IEICE TRANSACTIONS on Fundamentals of Electronics, Communications and Computer Sciences   Vol.E96-A   No.11   pp.2218-2229
Publication Date: 2013/11/01
Online ISSN: 1745-1337
DOI: 10.1587/transfun.E96.A.2218
Print ISSN: 0916-8508
Type of Manuscript: PAPER
Category: VLSI Design Technology and CAD
dynamic reconfigurable,  on-chip data memory,  fast reference,  low storage costs,  

Full Text: PDF>>
Buy this Article

RCP (Reconfigurable Computing Processor) is intended to fill the gap between ASIC and GPP (General Purpose processor), which achieves much higher energy efficiency than GPP, while is much more flexible than ASIC. In this paper, one organization of on-chip data memory called LIBODM (LIfetime Based On-chip Data Memory) is proposed to reduce the reference delay for data and on-chip data memory size in RCP. In the LIBODM, the allocation of data is based on the data dependency. The data with low data dependency are stored off-chip to save the storage costs, while the data with high data dependency are stored on-chip to reduce the reference delay. Besides, in the LIBODM, the on-chip data are classified into two types, and the classification is based on the lifetime of data. For short lifetime data, they are preferred to be stored into FIFO to increase the reuse ratio of memory space naturally. For long lifetime data, they are preferred to be stored into RAM for several time references. The LIBODM has been testified in one CGRA (Coarse Grained Reconfigurable Architecture) called RPU (Reconfigurable Processing Unit), and two RPUs has been integrated in a RCP-REMUS_HP (High Performance version of Reconfigurable MUlti-media System) focused on video decoding. Thanks to the LIBODM, although the size of on-chip data memory in REMUS_HP is small, a high performance can still be achieved.
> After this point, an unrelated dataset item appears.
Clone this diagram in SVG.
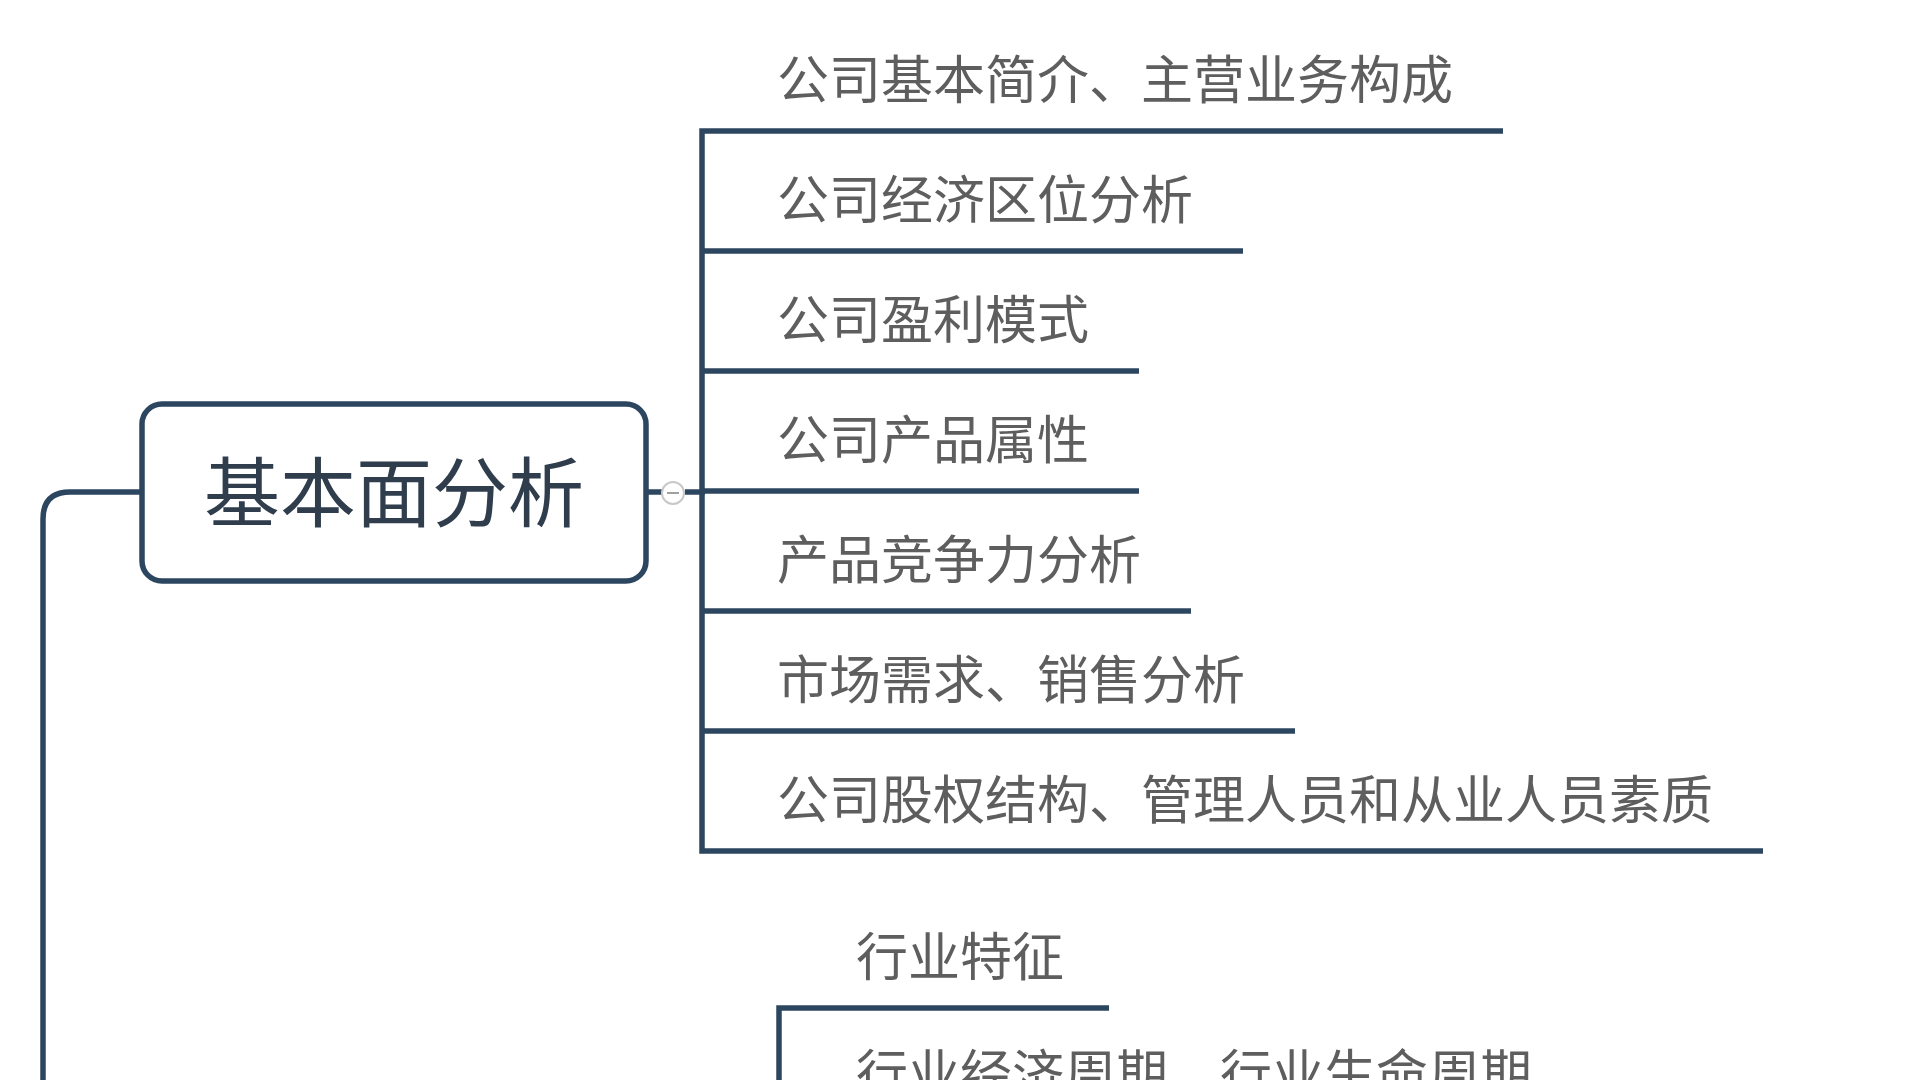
<svg xmlns="http://www.w3.org/2000/svg" width="1920" height="1080" viewBox="0 0 1920 1080">
  <style>
    .ln { fill: none; stroke: #2d4660; stroke-width: 5.5; stroke-linecap: butt; }
    .lbl { font-family: "Noto Sans CJK SC", "Noto Sans", sans-serif; font-size: 52px; fill: #5e5e5e; }
    .main { font-family: "Noto Sans CJK SC", "Noto Sans", sans-serif; font-size: 76px; fill: #2f3d4c; }
  </style>
  <rect width="1920" height="1080" fill="#ffffff"/>
  <g id="connectors">
    <path class="ln" d="M 142 492 L 70 492 Q 43 492 43 519 L 43 1080"/>
    <path class="ln" d="M 646 492 L 662 492" stroke-width="3.5"/>
    <path class="ln" d="M 685 492 L 705 492"/>
    <path class="ln" d="M 1503 131 L 702 131 L 702 851 L 1763 851"/>
    <path class="ln" d="M 702 251 L 1243 251"/>
    <path class="ln" d="M 702 371 L 1139 371"/>
    <path class="ln" d="M 702 491 L 1139 491"/>
    <path class="ln" d="M 702 611 L 1191 611"/>
    <path class="ln" d="M 702 731 L 1295 731"/>
    <path class="ln" d="M 1109 1008 L 779 1008 L 779 1080"/>
  </g>
  <g id="node-main">
    <rect x="142" y="404" width="504" height="177" rx="20" fill="#ffffff" stroke="#2d4660" stroke-width="5.5"/>
    <text class="main" x="394" y="521" text-anchor="middle">基本面分析</text>
  </g>
  <g id="collapse-toggle">
    <circle cx="673" cy="493" r="11" fill="#ffffff" stroke="#c8c8c8" stroke-width="2"/>
    <line x1="667" y1="493" x2="679" y2="493" stroke="#a0a0a0" stroke-width="2"/>
  </g>
  <g id="node-1"><text class="lbl" x="777" y="99">公司基本简介、主营业务构成</text></g>
  <g id="node-2"><text class="lbl" x="777" y="219">公司经济区位分析</text></g>
  <g id="node-3"><text class="lbl" x="777" y="339">公司盈利模式</text></g>
  <g id="node-4"><text class="lbl" x="777" y="459">公司产品属性</text></g>
  <g id="node-5"><text class="lbl" x="777" y="579">产品竞争力分析</text></g>
  <g id="node-6"><text class="lbl" x="777" y="699">市场需求、销售分析</text></g>
  <g id="node-7"><text class="lbl" x="777" y="819">公司股权结构、管理人员和从业人员素质</text></g>
  <g id="node-8"><text class="lbl" x="856" y="976">行业特征</text></g>
  <g id="node-9"><text class="lbl" x="856" y="1093">行业经济周期、行业生命周期</text></g>
</svg>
Compared with XPP and ADRES, in REMUS_HP, the on-chip data memory size at same performance level is only 23.9% and 14.8%. REMUS_HP is implemented on a 48.9mm2 silicon with TSMC 65nm technology. Simulation shows that 1920*1088 @30fps can be achieved for H.264 high-profile decoding when exploiting a 200MHz working frequency. Compared with the high performance version of XPP, the performance is 150% boosted, while the energy efficiency is 17.59x boosted.